John Lennon Said The Rolling Stones Would Be ‘Over’ the Second Mick Jagger Got Married

The Rolling Stones were another massively popular band to come out of England in the 1960s, so The Beatles’ John Lennon spent a good deal of time around them. While he liked the band members, he had some problems with their music. He believed they were, in some ways, knock-offs of The Beatles. He didn’t think their music was strong enough to survive the fan reaction to Mick Jagger’s wedding.

John Lennon thought The Rolling Stones’ success relied on Mick Jagger’s relationship status

Early in The Beatles’ career, Lennon married his girlfriend Cynthia.
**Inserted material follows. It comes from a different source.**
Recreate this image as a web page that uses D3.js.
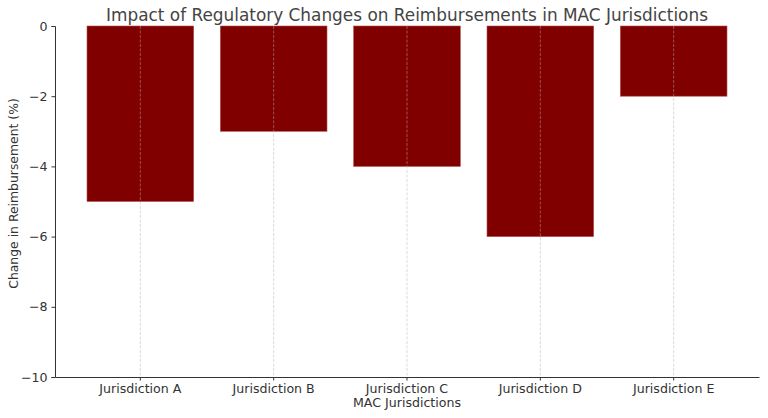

For a while, he kept the relationship quiet because of the concern that fans would turn on the band if they found out Lennon was taken. Ultimately, though, the news leaked out, and The Beatles didn’t suffer a hit to their popularity.

“I don’t think the two of us being married has had any bad effects on our popularity,” Lennon said, per the book Lennon: The Definitive Biography by Ray Coleman. “Remember, when it got out that both Ringo and I were married, there hadn’t been anybody in such a position as we were in, who had got married. It was Silver Disc, as opposed to Gold Disc, people who’d got married before us!”
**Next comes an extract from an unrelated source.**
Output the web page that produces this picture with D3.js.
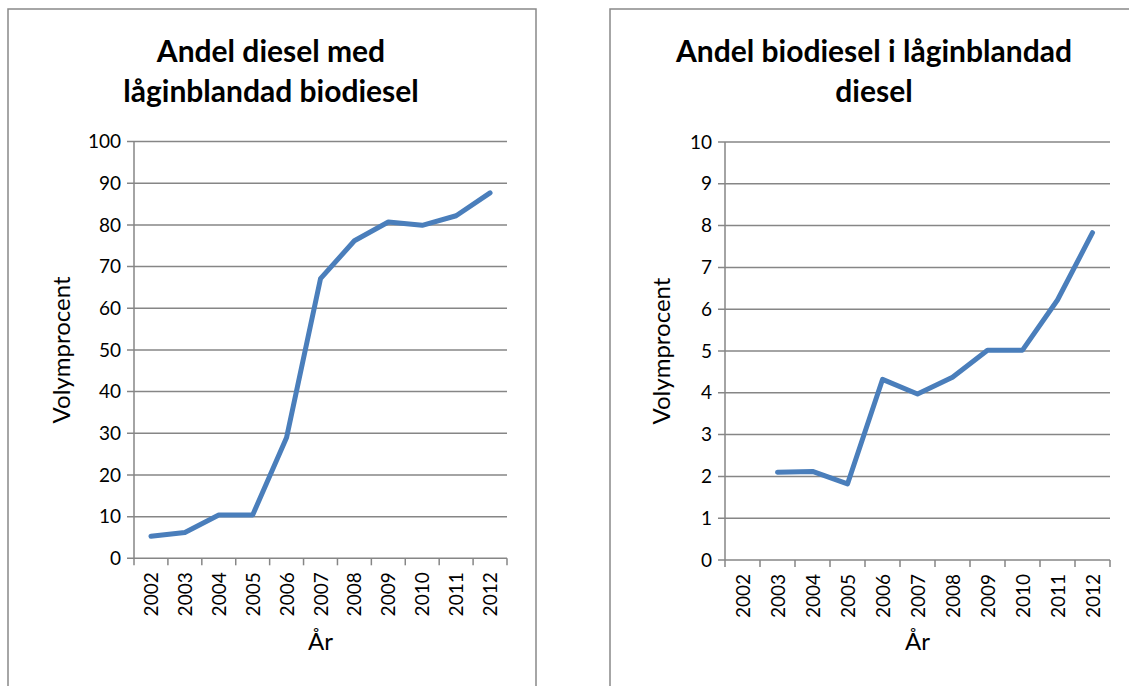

Lennon didn’t think every band could survive this. He thought the strength of The Beatles’ music carried them through it. Flashier groups like The Rolling Stones might collapse if their lead singer got married.

“People who relied on the fact that they wiggled, sexily, in their stage acts. We didn’t rely on wiggling, we still don’t, and we won’t,” he said. “We were never dependent on fans being in love with us so much as others are. Not like Jagger. He’s the Charlie Chaplin of rock’ n’ roll. Now he can’t afford to get married! The Stones would be all over.”
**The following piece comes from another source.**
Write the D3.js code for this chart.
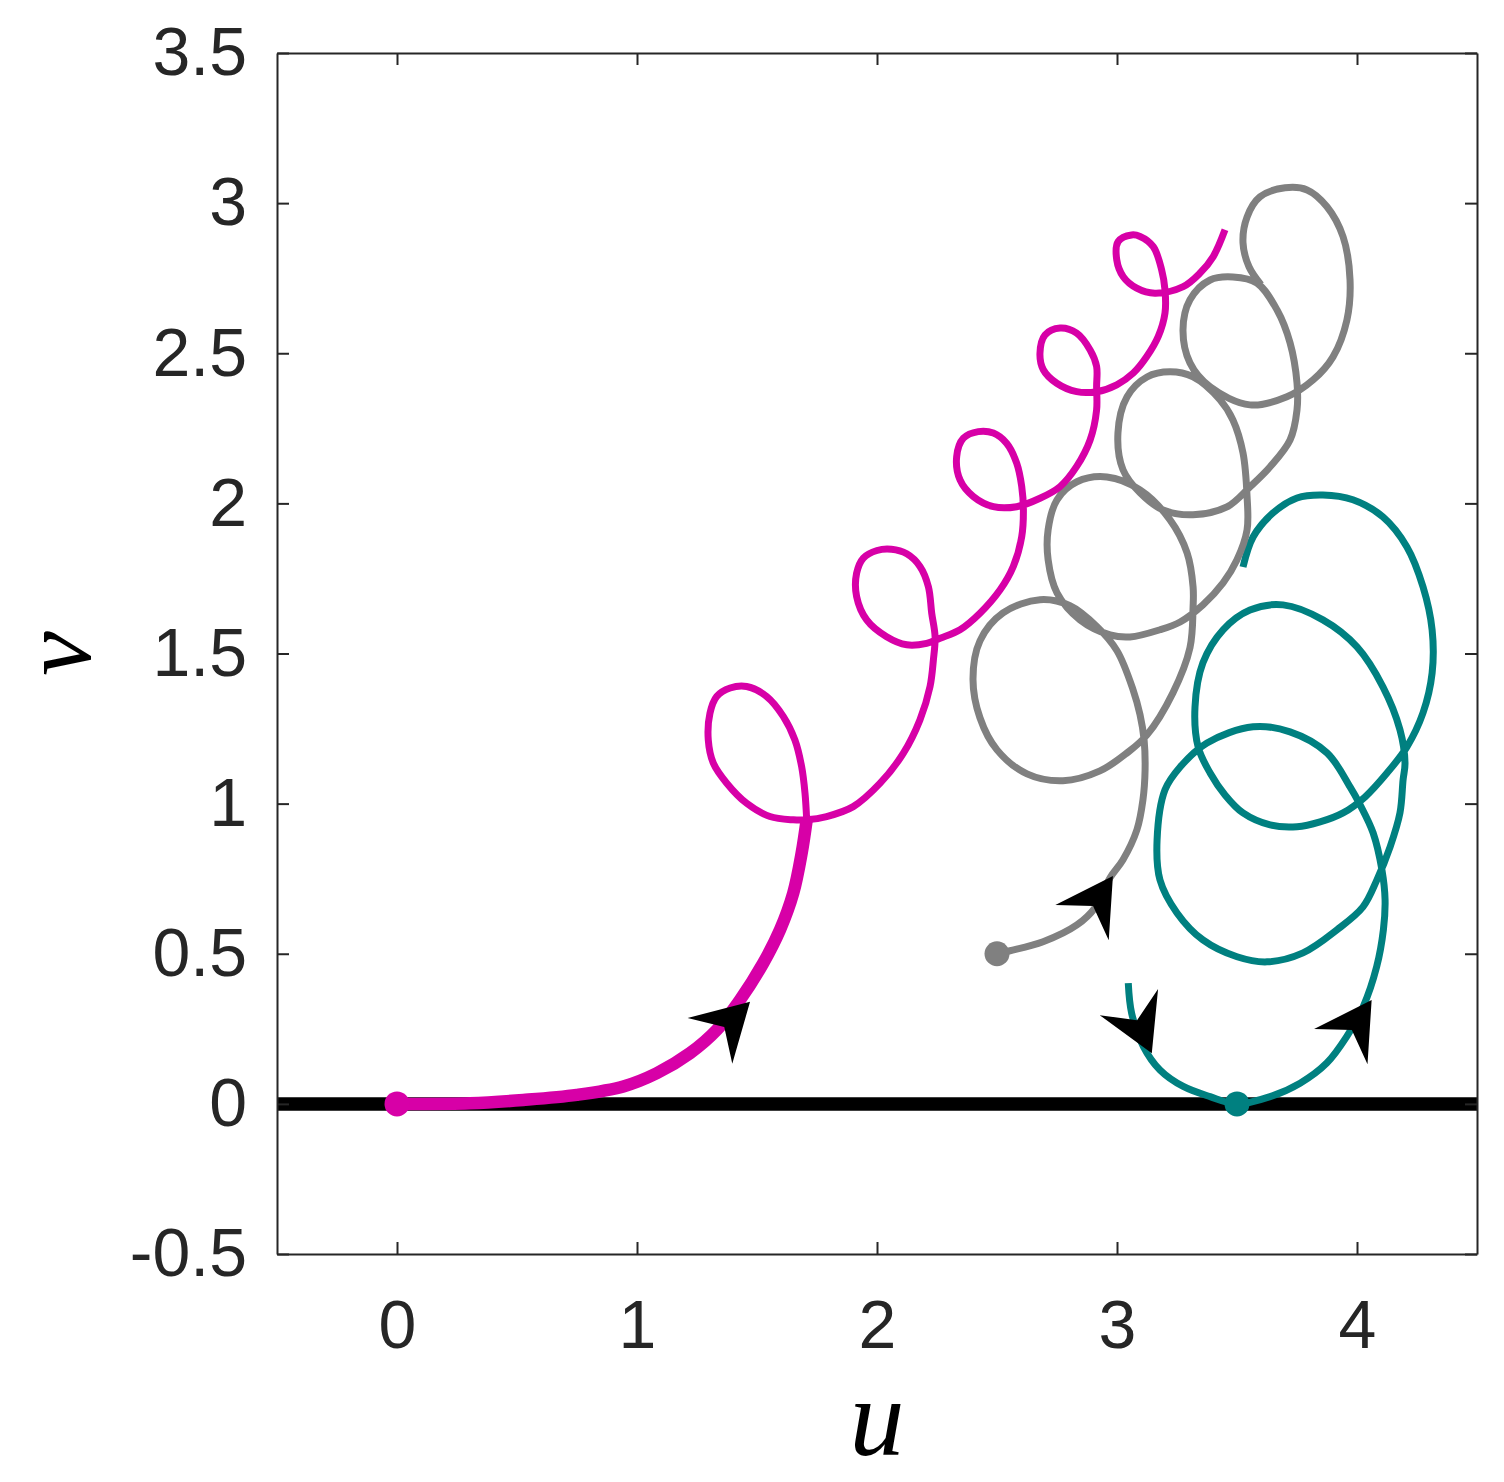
<!DOCTYPE html>
<html>
<head>
<meta charset="utf-8">
<script src="https://cdn.jsdelivr.net/npm/d3@7"></script>
<style>
  html, body { margin: 0; padding: 0; background: #fff; }
  svg { display: block; }
</style>
</head>
<body>
<svg width="1504" height="1482"></svg>
<script>
// tick values
const xTicks = [0, 1, 2, 3, 4];
const yTicks = [-0.5, 0, 0.5, 1, 1.5, 2, 2.5, 3, 3.5];

// magenta trajectory, thick first stretch from the origin
const magentaThick = [
  [0, 0], [0.304, 0.002], [0.526, 0.013], [0.749, 0.030], [0.943, 0.058],
  [1.082, 0.102], [1.221, 0.169], [1.332, 0.246], [1.429, 0.346], [1.526, 0.469],
  [1.596, 0.580], [1.651, 0.702], [1.686, 0.835], [1.707, 0.946]
];

// magenta trajectory, the looping part
const magentaLoops = [
  [1.707, 0.946], [1.700, 1.035], [1.686, 1.123], [1.658, 1.212], [1.610, 1.290],
  [1.540, 1.357], [1.457, 1.390], [1.388, 1.385], [1.332, 1.357], [1.304, 1.301],
  [1.297, 1.212], [1.318, 1.135], [1.374, 1.068], [1.457, 1.001], [1.554, 0.957],
  [1.651, 0.946], [1.707, 0.946], [1.790, 0.957], [1.901, 0.990], [2.013, 1.068],
  [2.110, 1.168], [2.179, 1.279], [2.221, 1.390], [2.235, 1.479], [2.242, 1.556],
  [2.228, 1.634], [2.214, 1.723], [2.179, 1.790], [2.124, 1.832], [2.060, 1.847],
  [2.000, 1.843], [1.943, 1.818], [1.915, 1.767], [1.915, 1.690], [1.957, 1.612],
  [2.040, 1.556], [2.124, 1.529], [2.207, 1.534], [2.263, 1.551], [2.346, 1.579],
  [2.429, 1.634], [2.513, 1.712], [2.568, 1.790], [2.603, 1.889], [2.610, 1.978],
  [2.603, 2.056], [2.582, 2.134], [2.540, 2.200], [2.485, 2.234], [2.422, 2.239],
  [2.360, 2.217], [2.332, 2.156], [2.346, 2.078], [2.401, 2.023], [2.485, 1.989],
  [2.582, 1.989], [2.679, 2.017], [2.763, 2.056], [2.832, 2.123], [2.888, 2.211],
  [2.915, 2.311], [2.915, 2.389], [2.915, 2.456], [2.888, 2.511], [2.832, 2.567],
  [2.763, 2.584], [2.700, 2.561], [2.679, 2.500], [2.693, 2.445], [2.749, 2.400],
  [2.832, 2.372], [2.915, 2.372], [2.999, 2.395], [3.068, 2.434], [3.124, 2.489],
  [3.172, 2.556], [3.200, 2.634], [3.200, 2.711], [3.186, 2.778], [3.151, 2.855],
  [3.096, 2.889], [3.061, 2.894], [3.005, 2.872], [2.999, 2.811], [3.026, 2.755],
  [3.082, 2.717], [3.158, 2.700], [3.276, 2.722], [3.346, 2.767], [3.401, 2.822],
  [3.450, 2.911]
];

// gray trajectory
const grayPath = [
  [2.500, 0.500], [2.554, 0.510], [2.692, 0.540], [2.833, 0.596], [2.908, 0.653],
  [2.971, 0.753], [3.025, 0.813], [3.083, 0.913], [3.108, 1.012], [3.117, 1.112],
  [3.113, 1.212], [3.096, 1.296], [3.067, 1.379], [3.000, 1.509], [2.917, 1.589],
  [2.804, 1.659], [2.679, 1.679], [2.525, 1.635], [2.429, 1.542], [2.400, 1.415],
  [2.429, 1.286], [2.500, 1.179], [2.625, 1.099], [2.775, 1.076], [2.929, 1.109],
  [3.042, 1.169], [3.125, 1.229], [3.233, 1.369], [3.304, 1.519], [3.317, 1.655],
  [3.317, 1.722], [3.292, 1.835], [3.221, 1.945], [3.096, 2.045], [2.958, 2.088],
  [2.833, 2.072], [2.750, 2.012], [2.713, 1.912], [2.713, 1.812], [2.750, 1.702],
  [2.846, 1.612], [2.971, 1.562], [3.054, 1.555], [3.179, 1.579], [3.263, 1.605],
  [3.358, 1.662], [3.442, 1.735], [3.500, 1.812], [3.542, 1.912], [3.542, 2.022],
  [3.525, 2.168], [3.483, 2.278], [3.429, 2.345], [3.317, 2.421], [3.221, 2.438],
  [3.125, 2.421], [3.042, 2.355], [3.004, 2.235], [3.025, 2.112], [3.096, 2.035],
  [3.192, 1.978], [3.317, 1.962], [3.458, 1.988], [3.554, 2.055], [3.638, 2.122],
  [3.721, 2.211], [3.750, 2.311], [3.750, 2.401], [3.721, 2.535], [3.667, 2.644],
  [3.583, 2.734], [3.483, 2.754], [3.388, 2.744], [3.304, 2.678], [3.275, 2.578],
  [3.304, 2.468], [3.388, 2.388], [3.554, 2.328], [3.708, 2.355], [3.817, 2.411],
  [3.900, 2.488], [3.958, 2.611], [3.971, 2.744], [3.942, 2.888], [3.875, 2.988],
  [3.792, 3.044], [3.700, 3.051], [3.596, 3.021], [3.542, 2.954], [3.525, 2.868],
  [3.550, 2.788], [3.600, 2.728]
];

// teal trajectory
const tealPath = [
  [3.047, 0.402], [3.061, 0.302], [3.110, 0.191], [3.179, 0.113], [3.276, 0.058],
  [3.388, 0.024], [3.500, 0.000], [3.638, 0.024], [3.763, 0.069], [3.874, 0.136],
  [3.957, 0.224], [4.026, 0.324], [4.082, 0.457], [4.110, 0.580], [4.117, 0.679],
  [4.104, 0.779], [4.067, 0.903], [4.013, 0.996], [3.971, 1.056], [3.875, 1.169],
  [3.721, 1.239], [3.567, 1.256], [3.375, 1.202], [3.263, 1.122], [3.200, 1.046],
  [3.167, 0.879], [3.179, 0.746], [3.250, 0.636], [3.358, 0.546], [3.500, 0.490],
  [3.625, 0.473], [3.775, 0.503], [3.917, 0.580], [4.025, 0.656], [4.083, 0.746],
  [4.138, 0.856], [4.179, 0.969], [4.192, 1.079], [4.200, 1.136], [4.179, 1.246],
  [4.108, 1.389], [4.000, 1.522], [3.858, 1.612], [3.692, 1.662], [3.554, 1.645],
  [3.442, 1.579], [3.358, 1.469], [3.325, 1.322], [3.338, 1.189], [3.388, 1.102],
  [3.450, 1.029], [3.525, 0.969], [3.638, 0.929], [3.750, 0.923], [3.846, 0.939],
  [3.942, 0.969], [4.033, 1.022], [4.125, 1.102], [4.208, 1.189], [4.275, 1.302],
  [4.313, 1.435], [4.313, 1.579], [4.275, 1.722], [4.208, 1.855], [4.108, 1.955],
  [3.983, 2.012], [3.858, 2.028], [3.750, 2.018], [3.650, 1.968], [3.567, 1.888],
  [3.525, 1.788]
];

// starting points: [u, v]
const startU = [0, 2.5, 3.5];
const startV = [0, 0.5, 0];
const startColors = ['#d700a7', '#808080', '#008080'];

// direction arrows: [tip u, tip v, back u, back v]
const arrows = [
  [1.471, 0.340, 1.308, 0.213],
  [2.983, 0.759, 2.854, 0.603],
  [4.061, 0.346, 3.919, 0.174],
  [3.145, 0.169, 3.058, 0.324]
];

const MAGENTA = '#d700a7';
const GRAY = '#808080';
const TEAL = '#008080';
const AXIS_COLOR = '#262626';

const svg = d3.select('svg');

const x = d3.scaleLinear()
  .domain([-0.5, 4.5])
  .range([277, 1477]);

const y = d3.scaleLinear()
  .domain([-0.5, 3.5])
  .range([1254, 53]);

const line = d3.line()
  .x(d => x(d[0]))
  .y(d => y(d[1]))
  .curve(d3.curveCatmullRom.alpha(0.5));

// thick black v = 0 line
svg.append('line')
  .attr('x1', x(-0.5))
  .attr('x2', x(4.5))
  .attr('y1', y(0))
  .attr('y2', y(0))
  .style('stroke', '#000')
  .style('stroke-width', 13.5);

const paths = [
  { data: tealPath, color: TEAL, width: 7 },
  { data: grayPath, color: GRAY, width: 7 },
  { data: magentaLoops, color: MAGENTA, width: 7 },
  { data: magentaThick, color: MAGENTA, width: 12.5 }
];

svg.append('g')
  .selectAll('path')
  .data(paths)
  .join('path')
  .attr('d', d => line(d.data))
  .style('fill', 'none')
  .style('stroke', d => d.color)
  .style('stroke-width', d => d.width)
  .style('stroke-linejoin', 'round');

svg.append('g')
  .selectAll('circle')
  .data(startU)
  .join('circle')
  .attr('cx', d => x(d))
  .attr('cy', (d, i) => y(startV[i]))
  .attr('r', 12.5)
  .style('fill', (d, i) => startColors[i]);

// stealth arrowheads, size in pixels
const ARROW_LEN = 56;
const ARROW_HALF = 32;
const ARROW_NOTCH = 36;

svg.append('g')
  .selectAll('path')
  .data(arrows)
  .join('path')
  .attr('d', `M0,0 L${-ARROW_LEN},${-ARROW_HALF} L${-ARROW_NOTCH},0 L${-ARROW_LEN},${ARROW_HALF} Z`)
  .attr('transform', d => {
    const tx = x(d[0]), ty = y(d[1]);
    const bx = x(d[2]), by = y(d[3]);
    const angle = Math.atan2(ty - by, tx - bx) * 180 / Math.PI;
    return `translate(${tx},${ty}) rotate(${angle})`;
  })
  .style('fill', '#000');

// axes, ticks pointing inward on all four sides
const TICK = 12;

svg.append('g')
  .attr('transform', `translate(0,${y(-0.5)})`)
  .call(d3.axisBottom(x).tickValues(xTicks).tickSizeInner(-TICK).tickSizeOuter(0)
    .tickPadding(46).tickFormat(d3.format('')));

svg.append('g')
  .attr('transform', `translate(0,${y(3.5)})`)
  .call(d3.axisTop(x).tickValues(xTicks).tickSizeInner(-TICK).tickSizeOuter(0)
    .tickFormat(''));

svg.append('g')
  .attr('transform', `translate(${x(-0.5)},0)`)
  .call(d3.axisLeft(y).tickValues(yTicks).tickSizeInner(-TICK).tickSizeOuter(0)
    .tickPadding(30).tickFormat(d => String(d)));

svg.append('g')
  .attr('transform', `translate(${x(4.5)},0)`)
  .call(d3.axisRight(y).tickValues(yTicks).tickSizeInner(-TICK).tickSizeOuter(0)
    .tickFormat(''));

svg.selectAll('.domain, .tick line')
  .style('stroke', AXIS_COLOR)
  .style('stroke-width', 2);

svg.selectAll('.tick text')
  .style('fill', AXIS_COLOR)
  .style('font-family', '"Liberation Sans", Arial, sans-serif')
  .style('font-size', '68px');

// axis labels
svg.append('text')
  .text('u')
  .attr('x', x(2))
  .attr('y', 1455)
  .style('text-anchor', 'middle')
  .style('font-family', '"Liberation Serif", "Times New Roman", serif')
  .style('font-style', 'italic')
  .style('font-size', '110px')
  .style('fill', '#000');

svg.append('text')
  .text('v')
  .attr('transform', `translate(90,${y(1.5)}) rotate(-90)`)
  .style('text-anchor', 'middle')
  .style('font-family', '"Liberation Serif", "Times New Roman", serif')
  .style('font-style', 'italic')
  .style('font-size', '100px')
  .style('fill', '#000');
</script>
</body>
</html>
The Beatles’ relationships did irritate their fans

Lennon said that they didn’t depend on their fans being in love with them. Still, they weren’t exactly excited about The Beatles’ relationships. Cynthia, Maureen Starkey, and Pattie Boyd, who married members of the band at the height of their popularity, reported aggressive behavior from fans.

“Living in London with George [Harrison], there were so many fans every day, it became impossible to leave the flat,” Boyd said in a conversation with Taylor Swift for Harper’s Bazaar. “Brian Epstein thought there might be an idea that John, Ringo, and George move to the country, have little houses about an hour out of London.”

Boyd left a Beatles concert early to avoid fans, but they spotted her.

“In my first experience, I found it absolutely terrifying,” she said. “I got to see the Beatles play at a theater in London, and George told me that I should leave with my friends before the last number. So before the last song, we got up from our seats and walked toward the nearest exit door, and there were these girls behind me. They followed us out, and they were kicking me and pulling my hair and pushing us all the way down this long passageway.”

Boyd said that the fans shouted, “We hate you,” as they followed her out.

John Lennon often spoke badly about The Rolling Stones

Lennon’s assertion that the Stones would fall apart as soon as Jagger married didn’t come true. He married Bianca Jagger in 1971, and 50 years later, the band is still successfully touring. Lennon’s words may have had more to do with his vague sense of distaste for the competing band.

“Although John and Mick got on well superficially, there was a distinct impression that Lennon thought Jagger was trying, through the Stones, to overtake the Beatles, and John regarded that as pathetic,” Coleman wrote. “Later, John slammed the Stones’ Satanic Majesties Request album as an imitation of Sgt. Pepper, and loathed the Stones’ record ‘We Love You’ which John said was ‘She Loves You’ backwards. Coincidentally, both John and Paul had sung on the record which Lennon blasted so forcefully. John had very little artistic respect for the Rolling Stones.”

In the 1970s, Lennon and Jagger grew closer. Perhaps this was because The Beatles had broken up and were no longer in competition with the Rolling Stones.